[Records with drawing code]
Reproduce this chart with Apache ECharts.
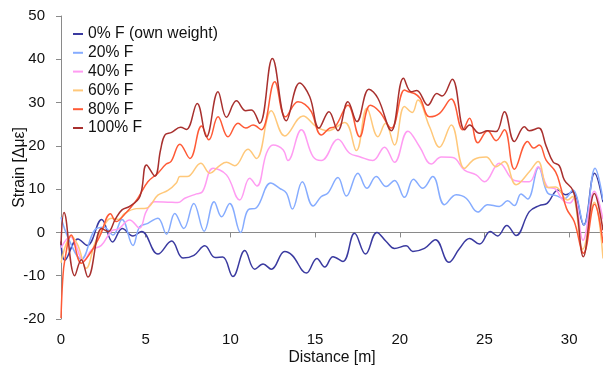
<!DOCTYPE html>
<html>
<head>
<meta charset="utf-8">
<script src="https://cdn.jsdelivr.net/npm/echarts@6/dist/echarts.min.js"></script>
<style>
html,body{margin:0;padding:0;background:#fff;}
#chart{width:603px;height:365px;}
</style>
</head>
<body>
<div id="chart"></div>
<script>
// Series names
const seriesNames = ['0% F (own weight)', '20% F', '40% F', '60% F', '80% F', '100% F'];

// 0% F (own weight)
const dist0 = [0, 0.22, 1.0, 1.55, 2.4, 3.05, 3.62, 4.25, 4.76, 5.72, 6.53, 7.2, 7.85, 8.49, 9.1, 9.55, 10.15, 10.85, 11.44, 11.93, 12.42, 13.21, 13.65, 14.49, 15.11, 15.57, 16.06, 16.65, 17.33, 17.98, 18.65, 19.2, 19.69, 20.38, 20.77, 21.46, 22.11, 22.9, 23.53, 24.12, 24.71, 25.34, 25.78, 26.32, 26.87, 27.65, 28.24, 28.7, 29.35, 29.8, 30.21, 30.86, 31.5, 32];
const strain0 = [-2.1, -6.4, -1.5, -3.0, 3.0, -2.2, 0.9, -0.8, 0.2, -5.0, -2.0, -5.9, -5.3, -3.1, -5.8, -5.7, -10.2, -4.2, -8.5, -7.3, -8.5, -4.4, -5.3, -9.4, -6.0, -8.0, -5.6, -6.7, -0.2, -5.0, 0.0, -2.1, -3.7, -3.1, -4.4, -3.7, -1.7, -6.9, -3.7, -1.4, -2.7, 0.2, -0.8, 1.6, -0.7, 4.8, 6.2, 6.7, 9.8, 8.7, 9.4, 1.7, 13.7, 7.0];

// 20% F
const dist20 = [0, 0.45, 1.2, 2.0, 2.55, 3.07, 3.6, 4.25, 4.64, 5.13, 5.72, 6.23, 6.72, 7.25, 7.84, 8.45, 9.04, 9.48, 9.96, 10.6, 11.04, 11.54, 12.38, 12.91, 13.31, 13.66, 14.25, 14.88, 15.37, 15.76, 16.35, 16.85, 17.53, 18.06, 18.61, 19.2, 19.69, 20.28, 20.81, 21.36, 21.95, 22.64, 23.33, 23.92, 24.61, 25.19, 25.88, 26.37, 26.77, 27.16, 27.55, 28.2, 28.73, 29.23, 29.72, 30.21, 30.88, 31.53, 32];
const strain20 = [3.5, -1.5, -6.2, 0.6, 1.2, -0.6, 3.0, -3.0, 1.3, 2.1, 3.3, -0.4, 4.4, 0.9, 6.7, 0.3, 7.1, 3.6, 6.7, 0.0, 5.2, 5.7, 11.4, 10.2, 9.1, 5.4, 11.7, 6.1, 8.3, 9.1, 12.7, 8.4, 13.7, 10.2, 12.9, 10.6, 12.0, 8.1, 12.3, 10.2, 12.9, 6.4, 8.7, 7.9, 4.7, 6.4, 6.0, 7.3, 6.2, 8.9, 7.7, 15.0, 9.1, 8.5, 7.8, 9.8, 1.7, 14.8, 7.5];

// 40% F
const dist40 = [0, 0.55, 1.35, 1.8, 2.38, 3.0, 3.4, 4.05, 4.64, 5.03, 5.52, 6.31, 6.9, 7.31, 8.0, 8.35, 8.98, 9.77, 10.55, 11.14, 11.57, 12.13, 12.52, 13.11, 13.4, 14.19, 14.88, 15.37, 16.35, 17.04, 17.63, 18.41, 19.1, 19.69, 20.48, 21.17, 21.86, 22.45, 23.13, 23.82, 24.51, 25.0, 25.88, 26.77, 27.65, 28.17, 28.73, 29.2, 29.62, 30.05, 30.3, 30.82, 31.49, 32];
const strain40 = [-3.5, -1.0, -6.5, -4.0, -3.0, 0.4, 0.8, 2.9, 1.0, 4.8, 7.1, 7.0, 6.9, 7.9, 8.9, 9.4, 14.8, 13.3, 7.5, 12.5, 10.7, 18.3, 20.2, 19.1, 16.6, 23.7, 17.5, 16.6, 21.5, 18.3, 17.5, 16.6, 19.7, 16.2, 23.4, 19.8, 15.8, 17.4, 17.3, 14.4, 13.3, 11.7, 16.0, 12.0, 11.7, 15.2, 10.5, 10.0, 7.5, 6.8, 8.0, -1.8, 9.5, 3.0];

// 60% F
const dist60 = [0, 0.61, 1.0, 1.49, 2.0, 2.38, 2.97, 3.4, 3.76, 4.44, 5.03, 5.72, 6.31, 6.82, 7.02, 7.45, 8.25, 8.79, 9.35, 9.77, 10.26, 11.04, 11.54, 12.42, 13.21, 14.29, 15.08, 15.76, 16.75, 17.44, 18.06, 18.71, 19.16, 19.69, 20.28, 20.74, 21.07, 21.76, 22.35, 23.04, 23.82, 24.41, 25.1, 25.69, 26.18, 26.87, 27.65, 28.17, 28.73, 29.2, 29.9, 30.2, 30.8, 31.49, 32];
const strain60 = [-7.0, -0.8, -3.0, -8.3, -2.5, 0.4, 3.3, 3.0, 4.4, 5.5, 5.6, 8.6, 9.7, 11.5, 12.9, 12.9, 16.0, 13.7, 15.4, 16.2, 15.4, 19.2, 17.1, 28.1, 22.3, 26.9, 24.4, 23.5, 25.4, 18.9, 28.7, 22.1, 25.2, 20.2, 29.1, 27.7, 30.6, 24.4, 19.7, 24.8, 14.8, 16.9, 17.4, 15.2, 16.4, 11.0, 14.0, 16.4, 10.4, 10.5, 7.5, 8.3, -3.9, 7.0, -6.0];

// 80% F
const dist80 = [0, 0.1, 0.22, 0.61, 1.2, 1.79, 2.3, 2.92, 3.26, 3.76, 4.25, 4.54, 5.13, 5.72, 6.21, 6.5, 7.02, 7.61, 8.3, 8.73, 9.27, 9.86, 10.45, 10.91, 11.34, 11.83, 12.62, 13.26, 13.99, 14.4, 14.78, 15.37, 15.86, 16.2, 16.94, 17.63, 18.26, 18.81, 19.5, 20.28, 20.5, 20.87, 21.2, 21.76, 22.35, 23.04, 23.72, 24.12, 24.61, 25.19, 25.69, 26.18, 26.77, 27.55, 27.9, 28.24, 28.64, 29.2, 29.5, 29.85, 30.3, 30.85, 31.5, 32];
const strain80 = [-19.8, -11.0, -6.5, -0.6, -7.1, -4.4, -0.8, 4.3, 2.5, 4.2, 6.4, 7.9, 11.7, 13.7, 15.8, 16.4, 20.4, 17.1, 24.6, 21.4, 26.7, 22.1, 25.2, 24.1, 24.8, 23.7, 34.8, 26.7, 30.2, 29.6, 27.9, 22.5, 24.1, 24.5, 29.4, 22.1, 29.4, 27.9, 24.1, 32.9, 32.5, 32.1, 31.0, 26.7, 27.5, 30.8, 23.7, 26.4, 20.7, 23.5, 21.2, 23.7, 14.6, 21.0, 19.5, 20.2, 16.7, 14.0, 10.5, 5.5, 2.5, -4.8, 6.5, -2.5];

// 100% F
const dist100 = [0, 0.18, 0.81, 1.2, 1.59, 2.4, 2.78, 3.2, 3.6, 4.05, 4.66, 5.05, 5.54, 5.88, 6.13, 6.53, 7.06, 7.41, 8.04, 8.59, 9.27, 9.77, 10.36, 10.91, 11.24, 11.73, 12.48, 13.3, 14.09, 14.68, 15.23, 15.82, 16.35, 16.94, 17.47, 18.18, 18.71, 19.5, 20.22, 20.68, 21.0, 21.66, 22.19, 22.5, 23.1, 23.82, 24.12, 24.71, 25.19, 25.69, 26.18, 26.77, 27.36, 27.65, 28.2, 28.64, 29.05, 29.42, 29.72, 30.21, 30.45, 30.84, 31.49, 32];
const strain100 = [-2.9, 4.6, -10.0, -6.3, -10.3, 0.9, 0.2, 3.0, 5.2, 6.0, 8.3, 15.6, 13.0, 19.1, 22.5, 23.1, 24.3, 23.8, 29.8, 22.1, 32.5, 26.6, 30.4, 28.1, 28.3, 25.2, 40.2, 25.8, 34.5, 31.4, 24.1, 27.9, 23.5, 30.2, 25.6, 33.1, 31.0, 23.5, 35.6, 32.5, 32.8, 29.4, 32.1, 31.5, 35.4, 23.7, 24.8, 22.9, 23.5, 23.3, 27.9, 21.0, 24.4, 23.5, 24.1, 20.0, 16.3, 15.4, 12.1, 9.8, 5.5, -5.6, 9.0, 0.5];

// Tick labels
const xTicks = [0, 5, 10, 15, 20, 25, 30];
const yTicks = [-20, -10, 0, 10, 20, 30, 40, 50];

const colors = ['#3a3aa0', '#86acff', '#ff9cf2', '#ffc87a', '#ff5a36', '#a8302e'];
const dists = [dist0, dist20, dist40, dist60, dist80, dist100];
const strains = [strain0, strain20, strain40, strain60, strain80, strain100];

const chart = echarts.init(document.getElementById('chart'));
const FONT = '"Liberation Sans", Arial, sans-serif';

chart.setOption({
  animation: false,
  color: colors,
  textStyle: { fontFamily: FONT },
  grid: { left: 61, right: 0, top: 16, bottom: 46, containLabel: false, outerBoundsMode: 'none' },
  legend: {
    orient: 'vertical',
    left: 73,
    top: 26,
    padding: 0,
    itemGap: 2.8,
    itemWidth: 10,
    itemHeight: 2,
    icon: 'rect',
    data: seriesNames,
    textStyle: { fontSize: 15.7, color: '#111', fontFamily: FONT, lineHeight: 16 }
  },
  xAxis: {
    type: 'value',
    min: 0, max: 32, interval: 5,
    name: 'Distance [m]',
    nameLocation: 'middle',
    nameGap: 31,
    nameMoveOverlap: false,
    nameTextStyle: { fontSize: 15.7, color: '#111', fontFamily: FONT },
    axisLine: { lineStyle: { color: '#8a8a8a', width: 1 } },
    axisTick: { show: true, length: 5, lineStyle: { color: '#8a8a8a' }, customValues: xTicks },
    axisLabel: { fontSize: 15, color: '#111', margin: 13, fontFamily: FONT, customValues: xTicks },
    splitLine: { show: false }
  },
  yAxis: {
    type: 'value',
    min: -20, max: 50, interval: 10,
    name: 'Strain [Δμε]',
    nameLocation: 'middle',
    nameGap: 33,
    nameMoveOverlap: false,
    nameRotate: 90,
    nameTextStyle: { fontSize: 15.7, color: '#111', fontFamily: FONT },
    axisLine: { show: true, lineStyle: { color: '#8a8a8a', width: 1 } },
    axisTick: { show: true, length: 5, lineStyle: { color: '#8a8a8a' }, customValues: yTicks },
    axisLabel: { fontSize: 15, color: '#111', margin: 16, fontFamily: FONT, customValues: yTicks },
    splitLine: { show: false }
  },
  series: seriesNames.map((name, i) => ({
    name: name,
    type: 'line',
    data: dists[i].map((d, j) => [d, strains[i][j]]),
    showSymbol: false,
    smooth: 0.4,
    clip: true,
    lineStyle: { width: 1.5, color: colors[i] },
    itemStyle: { color: colors[i] }
  }))
});
</script>
</body>
</html>
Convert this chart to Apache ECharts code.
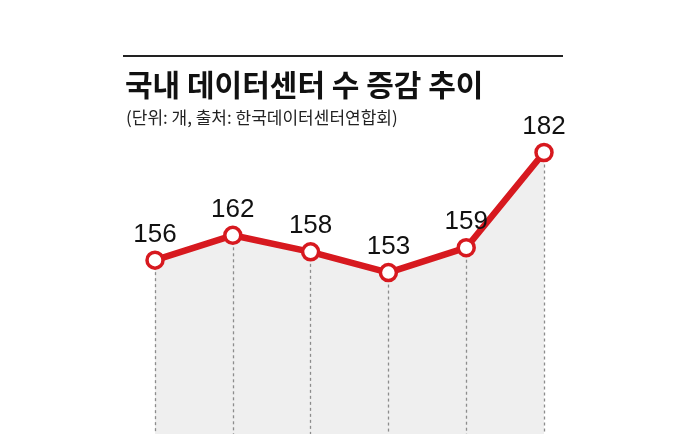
<!DOCTYPE html>
<html>
<head>
<meta charset="utf-8">
<script src="https://cdn.jsdelivr.net/npm/echarts@6/dist/echarts.min.js"></script>
<style>
html, body { margin: 0; padding: 0; background: #fff; }
#main { width: 686px; height: 440px; }
</style>
</head>
<body>
<div id="main"></div>
<script>
// 데이터
var years = ['1', '2', '3', '4', '5', '6'];
var counts = [156, 162, 158, 153, 159, 182];
var yMin = 114;
var yMax = 200;

var chart = echarts.init(document.getElementById('main'));

// 각 점에서 바닥까지 점선
var dropLines = counts.map(function (v, i) {
    return [{coord: [i, v]}, {coord: [i, yMin]}];
});

var option = {
    animation: false,
    title: [
        {
            text: '국내 데이터센터 수 증감 추이',
            left: 120,
            top: 65,
            textStyle: {
                fontFamily: 'Noto Sans CJK KR',
                fontWeight: 'bold',
                fontSize: 30,
                color: '#111'
            }
        },
        {
            text: '(단위: 개, 출처: 한국데이터센터연합회)',
            left: 121,
            top: 104,
            textStyle: {
                fontFamily: 'Noto Sans CJK KR',
                fontWeight: 'normal',
                fontSize: 17,
                color: '#222'
            }
        }
    ],
    graphic: [
        {
            type: 'line',
            shape: {x1: 123, y1: 56, x2: 563, y2: 56},
            style: {stroke: '#222', lineWidth: 2}
        }
    ],
    grid: {
        left: 155,
        right: 142,
        top: 78,
        height: 356
    },
    xAxis: {
        type: 'category',
        boundaryGap: false,
        data: years,
        show: false
    },
    yAxis: {
        type: 'value',
        min: yMin,
        max: yMax,
        show: false,
        splitLine: {show: false}
    },
    series: [
        {
            type: 'line',
            data: counts,
            z: 1,
            showSymbol: false,
            lineStyle: {width: 0},
            areaStyle: {color: '#efefef', opacity: 1},
            markLine: {
                z: 2,
                silent: true,
                symbol: 'none',
                label: {show: false},
                lineStyle: {color: '#8c8c8c', type: [3, 3], width: 1.3},
                data: dropLines
            }
        },
        {
            type: 'line',
            data: counts,
            z: 3,
            symbol: 'circle',
            symbolSize: 16,
            lineStyle: {color: '#d7191f', width: 6.5},
            itemStyle: {color: '#fff', borderColor: '#d7191f', borderWidth: 3.5},
            label: {
                show: true,
                position: 'top',
                distance: 3,
                fontFamily: 'Liberation Sans',
                fontSize: 26,
                color: '#111'
            }
        }
    ]
};

chart.setOption(option);
</script>
</body>
</html>
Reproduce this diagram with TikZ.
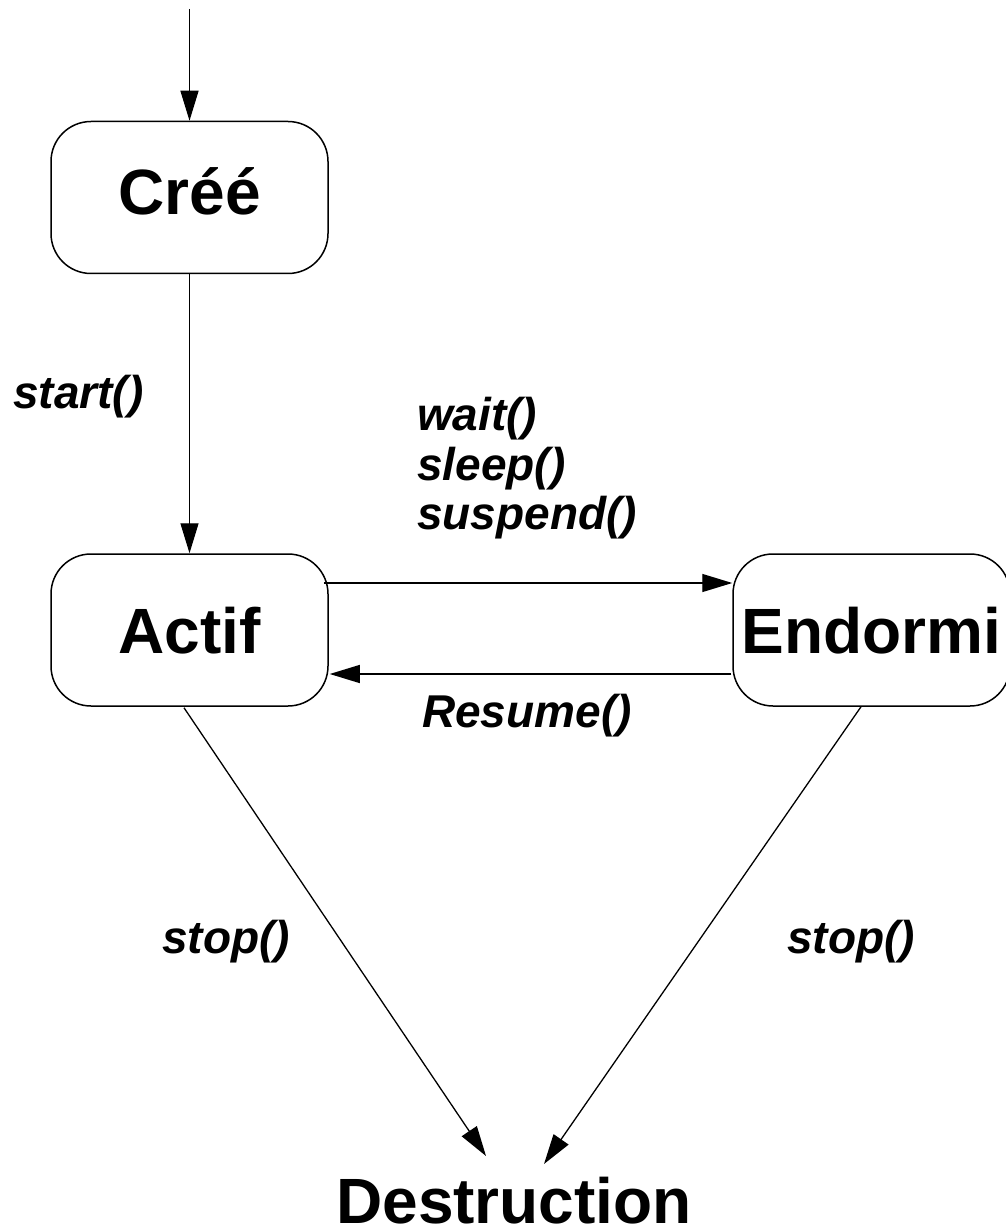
\documentclass[tikz,border=0pt]{standalone}
\usepackage{fontspec}
\setmainfont{Liberation Sans}
\usetikzlibrary{arrows.meta,calc}

\begin{document}
\begin{tikzpicture}[x=1pt,y=-1pt,
  state/.style={draw, line width=1.5pt, rounded corners=40pt,
    minimum width=277pt, minimum height=152pt, inner sep=0pt,
    font=\fontsize{64}{64}\selectfont\bfseries, text height=46pt, text depth=0pt},
  call/.style={inner sep=0pt, anchor=base west,
    font=\fontsize{46}{46}\selectfont\bfseries\itshape},
  trans/.style={line width=1.3pt, -{Triangle[length=30pt,width=18pt]}}]

  \useasboundingbox (0,0) rectangle (1005,1230);

  % states
  \node[state, text height=34pt] (cree)    at (189.5,197.5) {Créé};
  \node[state]                   (actif)   at (189.5,630)   {Actif};
  \node[state]                   (endormi) at (871.5,630)   {Endormi};
  \node[inner sep=0pt, anchor=base, font=\fontsize{64}{64}\selectfont\bfseries]
       (destr) at (514,1223) {Destruction};

  % free ends of connectors
  \coordinate (entry) at (189.5,9);
  \coordinate (dleft)  at (486,1156);
  \coordinate (dright) at (544,1164);

  % transitions
  \draw[trans] (entry) -- (cree.north);
  \draw[trans] (cree.south) -- (actif.north);
  \draw[trans] ($(actif.east)+(-5,-47)$) -- ($(endormi.west)+(0,-47)$);
  \draw[trans] ($(endormi.west)+(-1,44)$) -- ($(actif.east)+(1,44)$);
  \draw[trans] ($(actif.south)+(-5.5,1)$) -- (dleft);
  \draw[trans] ($(endormi.south)+(-10.5,0)$) -- (dright);

  % transition labels
  \node[call] (lstart)   at (13,408)  {start()};
  \node[call] (lwait)    at (417,430) {wait()};
  \node[call] (lsleep)   at (417,480) {sleep()};
  \node[call] (lsuspend) at (417,529) {suspend()};
  \node[call] (lresume)  at (422,727) {Resume()};
  \node[call] (lstopa)   at (162,953) {stop()};
  \node[call] (lstopb)   at (787,953) {stop()};
\end{tikzpicture}
\end{document}
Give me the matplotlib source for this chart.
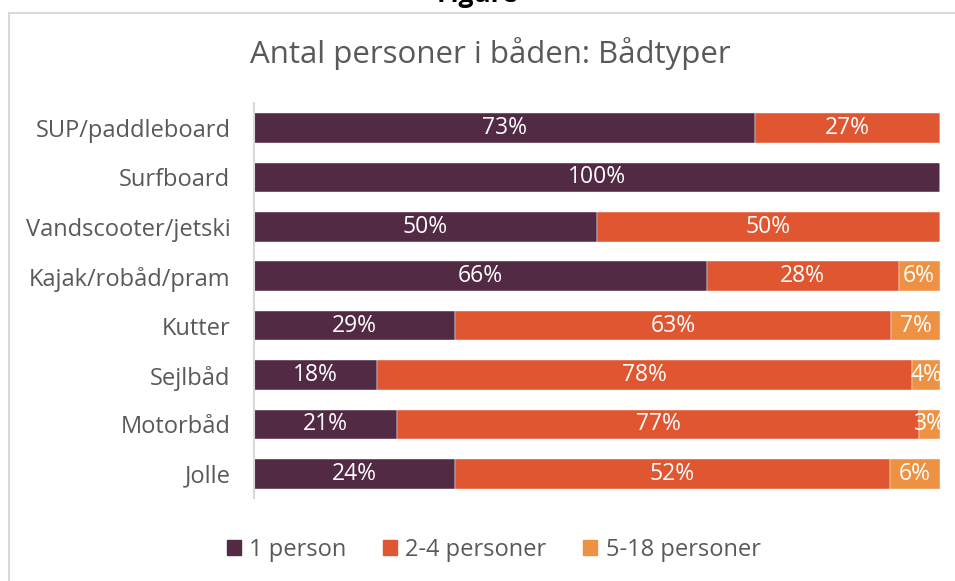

• _GIVEN PROBLEM_
Go from the first line of the listing to the line holding "1.7, 13.7, 7.0];" and, please, transcribe those lines exactly, both included, with no pictures.

• _FINISHED EXERCISE_
Reproduce this chart with Apache ECharts.
<!DOCTYPE html>
<html>
<head>
<meta charset="utf-8">
<script src="https://cdn.jsdelivr.net/npm/echarts@6/dist/echarts.min.js"></script>
<style>
html,body{margin:0;padding:0;background:#fff;}
#chart{width:603px;height:365px;}
</style>
</head>
<body>
<div id="chart"></div>
<script>
// Series names
const seriesNames = ['0% F (own weight)', '20% F', '40% F', '60% F', '80% F', '100% F'];

// 0% F (own weight)
const dist0 = [0, 0.22, 1.0, 1.55, 2.4, 3.05, 3.62, 4.25, 4.76, 5.72, 6.53, 7.2, 7.85, 8.49, 9.1, 9.55, 10.15, 10.85, 11.44, 11.93, 12.42, 13.21, 13.65, 14.49, 15.11, 15.57, 16.06, 16.65, 17.33, 17.98, 18.65, 19.2, 19.69, 20.38, 20.77, 21.46, 22.11, 22.9, 23.53, 24.12, 24.71, 25.34, 25.78, 26.32, 26.87, 27.65, 28.24, 28.7, 29.35, 29.8, 30.21, 30.86, 31.5, 32];
const strain0 = [-2.1, -6.4, -1.5, -3.0, 3.0, -2.2, 0.9, -0.8, 0.2, -5.0, -2.0, -5.9, -5.3, -3.1, -5.8, -5.7, -10.2, -4.2, -8.5, -7.3, -8.5, -4.4, -5.3, -9.4, -6.0, -8.0, -5.6, -6.7, -0.2, -5.0, 0.0, -2.1, -3.7, -3.1, -4.4, -3.7, -1.7, -6.9, -3.7, -1.4, -2.7, 0.2, -0.8, 1.6, -0.7, 4.8, 6.2, 6.7, 9.8, 8.7, 9.4, 1.7, 13.7, 7.0];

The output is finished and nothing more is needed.